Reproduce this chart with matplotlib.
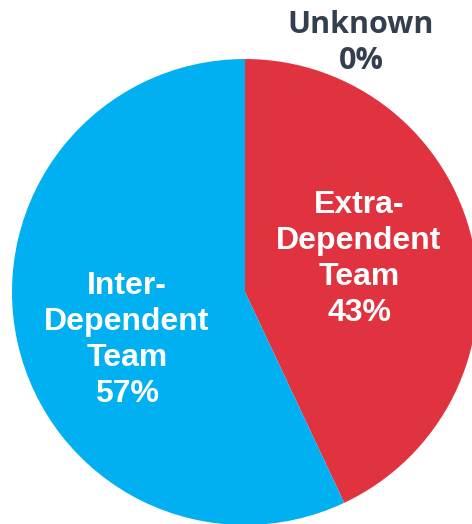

--

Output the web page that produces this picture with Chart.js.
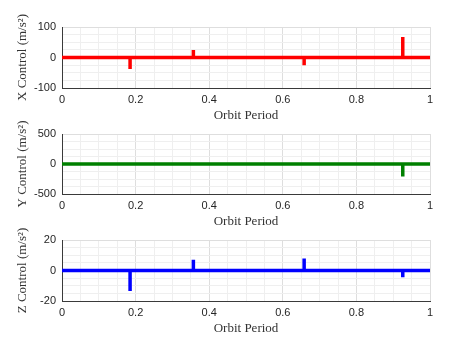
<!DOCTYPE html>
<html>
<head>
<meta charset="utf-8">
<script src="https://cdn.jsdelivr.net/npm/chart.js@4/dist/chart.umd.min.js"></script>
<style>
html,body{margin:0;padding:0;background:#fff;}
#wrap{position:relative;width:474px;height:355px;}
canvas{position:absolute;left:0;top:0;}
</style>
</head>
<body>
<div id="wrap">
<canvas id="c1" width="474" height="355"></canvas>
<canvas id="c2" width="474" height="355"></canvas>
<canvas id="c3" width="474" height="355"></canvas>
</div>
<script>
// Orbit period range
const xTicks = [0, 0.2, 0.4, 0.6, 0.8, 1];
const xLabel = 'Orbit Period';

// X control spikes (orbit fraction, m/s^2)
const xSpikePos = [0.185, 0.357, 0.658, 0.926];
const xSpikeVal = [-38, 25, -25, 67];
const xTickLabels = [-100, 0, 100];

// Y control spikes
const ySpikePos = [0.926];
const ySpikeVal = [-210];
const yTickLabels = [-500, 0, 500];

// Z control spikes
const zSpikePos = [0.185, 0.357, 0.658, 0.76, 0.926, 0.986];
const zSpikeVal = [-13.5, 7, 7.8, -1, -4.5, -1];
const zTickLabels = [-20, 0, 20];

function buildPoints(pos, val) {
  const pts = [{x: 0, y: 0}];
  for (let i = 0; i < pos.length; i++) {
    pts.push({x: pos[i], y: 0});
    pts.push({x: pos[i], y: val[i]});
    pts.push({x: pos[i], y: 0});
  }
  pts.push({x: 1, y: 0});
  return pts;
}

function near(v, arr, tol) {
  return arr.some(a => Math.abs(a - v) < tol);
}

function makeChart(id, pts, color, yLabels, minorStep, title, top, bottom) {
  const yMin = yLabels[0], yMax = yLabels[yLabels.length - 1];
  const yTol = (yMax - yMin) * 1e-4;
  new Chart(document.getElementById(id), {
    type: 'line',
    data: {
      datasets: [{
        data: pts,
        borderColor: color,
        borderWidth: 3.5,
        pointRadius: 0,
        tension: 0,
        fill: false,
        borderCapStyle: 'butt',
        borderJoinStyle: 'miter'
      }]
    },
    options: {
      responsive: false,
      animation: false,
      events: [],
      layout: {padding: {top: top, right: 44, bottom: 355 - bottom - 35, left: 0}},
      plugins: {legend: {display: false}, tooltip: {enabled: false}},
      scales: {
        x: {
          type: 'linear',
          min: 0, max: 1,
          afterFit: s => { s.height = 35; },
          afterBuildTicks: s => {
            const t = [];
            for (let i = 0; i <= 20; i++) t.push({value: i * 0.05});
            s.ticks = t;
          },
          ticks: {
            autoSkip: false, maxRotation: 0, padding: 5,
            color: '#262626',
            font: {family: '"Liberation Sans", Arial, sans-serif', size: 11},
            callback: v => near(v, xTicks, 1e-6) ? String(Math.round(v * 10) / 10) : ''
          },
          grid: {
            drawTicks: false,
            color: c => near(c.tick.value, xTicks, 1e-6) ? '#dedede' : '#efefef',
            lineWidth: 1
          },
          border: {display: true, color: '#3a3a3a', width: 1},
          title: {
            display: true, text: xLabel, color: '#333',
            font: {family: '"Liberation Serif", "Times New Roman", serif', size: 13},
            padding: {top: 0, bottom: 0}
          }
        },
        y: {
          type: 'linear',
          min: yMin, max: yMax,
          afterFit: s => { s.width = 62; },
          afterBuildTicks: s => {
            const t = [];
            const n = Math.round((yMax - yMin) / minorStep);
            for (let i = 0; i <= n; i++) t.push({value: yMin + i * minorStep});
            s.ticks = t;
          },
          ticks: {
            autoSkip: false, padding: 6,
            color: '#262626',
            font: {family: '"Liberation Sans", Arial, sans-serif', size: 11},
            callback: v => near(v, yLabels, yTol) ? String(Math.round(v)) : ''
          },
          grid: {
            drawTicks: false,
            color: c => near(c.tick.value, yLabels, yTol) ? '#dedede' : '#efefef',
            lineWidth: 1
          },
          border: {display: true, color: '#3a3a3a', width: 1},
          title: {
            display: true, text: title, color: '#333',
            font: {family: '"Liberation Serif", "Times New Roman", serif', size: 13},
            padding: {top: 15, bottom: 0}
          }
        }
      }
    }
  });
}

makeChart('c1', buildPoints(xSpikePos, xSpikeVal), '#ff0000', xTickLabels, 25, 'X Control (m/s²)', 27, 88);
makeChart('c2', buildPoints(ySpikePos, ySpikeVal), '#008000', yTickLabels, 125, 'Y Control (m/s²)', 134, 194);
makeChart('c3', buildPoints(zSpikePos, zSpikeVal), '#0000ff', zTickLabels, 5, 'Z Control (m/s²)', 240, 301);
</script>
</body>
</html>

--

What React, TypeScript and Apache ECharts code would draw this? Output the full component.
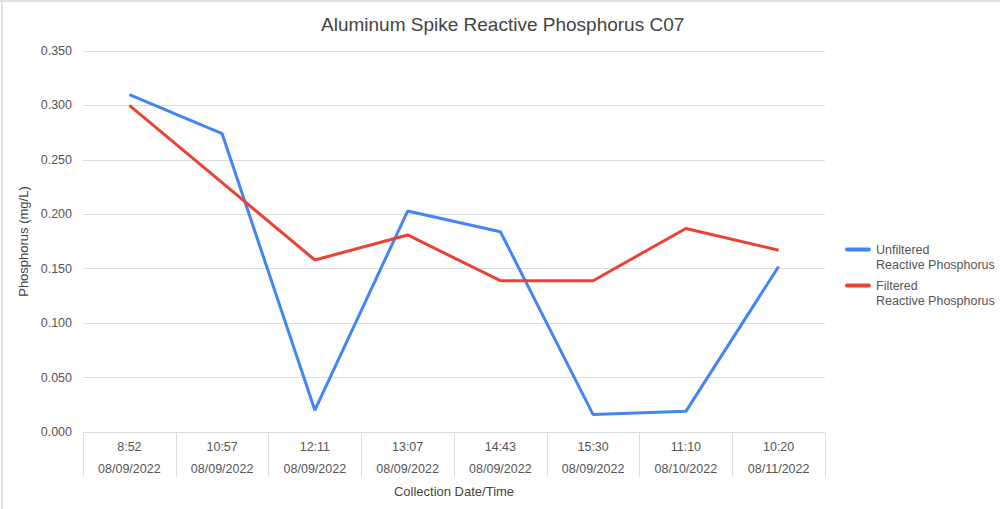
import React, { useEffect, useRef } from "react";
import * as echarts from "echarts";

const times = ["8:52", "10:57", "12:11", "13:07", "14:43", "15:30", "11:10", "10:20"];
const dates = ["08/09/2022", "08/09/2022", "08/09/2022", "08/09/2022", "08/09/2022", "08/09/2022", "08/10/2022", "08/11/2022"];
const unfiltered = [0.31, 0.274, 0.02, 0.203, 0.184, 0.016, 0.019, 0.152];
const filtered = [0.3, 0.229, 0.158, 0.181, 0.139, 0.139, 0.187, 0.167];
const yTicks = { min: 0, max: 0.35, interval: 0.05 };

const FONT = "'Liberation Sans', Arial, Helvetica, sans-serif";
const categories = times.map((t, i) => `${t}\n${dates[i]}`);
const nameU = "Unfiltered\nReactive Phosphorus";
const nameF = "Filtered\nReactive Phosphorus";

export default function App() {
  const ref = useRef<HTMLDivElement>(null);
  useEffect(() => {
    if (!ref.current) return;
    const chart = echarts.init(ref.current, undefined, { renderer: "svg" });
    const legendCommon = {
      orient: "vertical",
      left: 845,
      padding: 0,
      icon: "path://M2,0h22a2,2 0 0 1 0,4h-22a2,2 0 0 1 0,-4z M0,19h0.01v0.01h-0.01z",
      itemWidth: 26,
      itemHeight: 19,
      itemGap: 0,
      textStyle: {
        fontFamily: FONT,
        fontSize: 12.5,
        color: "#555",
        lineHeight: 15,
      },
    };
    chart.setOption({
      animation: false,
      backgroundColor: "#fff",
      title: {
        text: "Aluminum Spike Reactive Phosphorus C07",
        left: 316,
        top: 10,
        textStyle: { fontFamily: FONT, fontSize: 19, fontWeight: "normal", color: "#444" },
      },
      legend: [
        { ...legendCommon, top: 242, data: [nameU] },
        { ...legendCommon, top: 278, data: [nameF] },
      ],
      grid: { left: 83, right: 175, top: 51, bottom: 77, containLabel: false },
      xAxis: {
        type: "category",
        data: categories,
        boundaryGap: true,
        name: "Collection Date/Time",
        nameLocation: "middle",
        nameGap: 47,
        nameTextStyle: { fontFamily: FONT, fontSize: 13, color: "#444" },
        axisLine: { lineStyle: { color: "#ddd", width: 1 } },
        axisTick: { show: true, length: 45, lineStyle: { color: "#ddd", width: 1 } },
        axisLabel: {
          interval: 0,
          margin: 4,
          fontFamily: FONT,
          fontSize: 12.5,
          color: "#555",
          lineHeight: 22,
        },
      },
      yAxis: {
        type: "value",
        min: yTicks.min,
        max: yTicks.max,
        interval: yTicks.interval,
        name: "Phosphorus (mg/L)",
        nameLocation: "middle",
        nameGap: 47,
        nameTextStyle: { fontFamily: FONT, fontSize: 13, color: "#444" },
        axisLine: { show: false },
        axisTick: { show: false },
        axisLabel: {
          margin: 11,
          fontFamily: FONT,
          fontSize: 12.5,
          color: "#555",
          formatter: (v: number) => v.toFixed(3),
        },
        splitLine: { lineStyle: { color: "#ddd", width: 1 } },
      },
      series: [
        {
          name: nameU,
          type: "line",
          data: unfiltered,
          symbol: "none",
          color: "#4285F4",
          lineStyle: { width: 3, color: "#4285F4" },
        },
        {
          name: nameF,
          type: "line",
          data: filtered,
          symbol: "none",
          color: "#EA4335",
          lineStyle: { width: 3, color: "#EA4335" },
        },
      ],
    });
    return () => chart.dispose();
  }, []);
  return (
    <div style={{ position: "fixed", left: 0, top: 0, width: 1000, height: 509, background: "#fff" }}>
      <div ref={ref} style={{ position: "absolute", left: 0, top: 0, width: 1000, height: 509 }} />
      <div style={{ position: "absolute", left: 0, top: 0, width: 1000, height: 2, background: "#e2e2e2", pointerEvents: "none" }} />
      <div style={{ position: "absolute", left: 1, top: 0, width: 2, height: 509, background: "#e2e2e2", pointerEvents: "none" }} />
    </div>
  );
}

• Brief
Only the lines from the one containing "Output the web" down to the one containing "const xLabel = 'Orbit Period';" should be copied, exactly and with both ends kept. Drop the pictures.

• Exercise answer
Output the web page that produces this picture with Chart.js.
<!DOCTYPE html>
<html>
<head>
<meta charset="utf-8">
<script src="https://cdn.jsdelivr.net/npm/chart.js@4/dist/chart.umd.min.js"></script>
<style>
html,body{margin:0;padding:0;background:#fff;}
#wrap{position:relative;width:474px;height:355px;}
canvas{position:absolute;left:0;top:0;}
</style>
</head>
<body>
<div id="wrap">
<canvas id="c1" width="474" height="355"></canvas>
<canvas id="c2" width="474" height="355"></canvas>
<canvas id="c3" width="474" height="355"></canvas>
</div>
<script>
// Orbit period range
const xTicks = [0, 0.2, 0.4, 0.6, 0.8, 1];
const xLabel = 'Orbit Period';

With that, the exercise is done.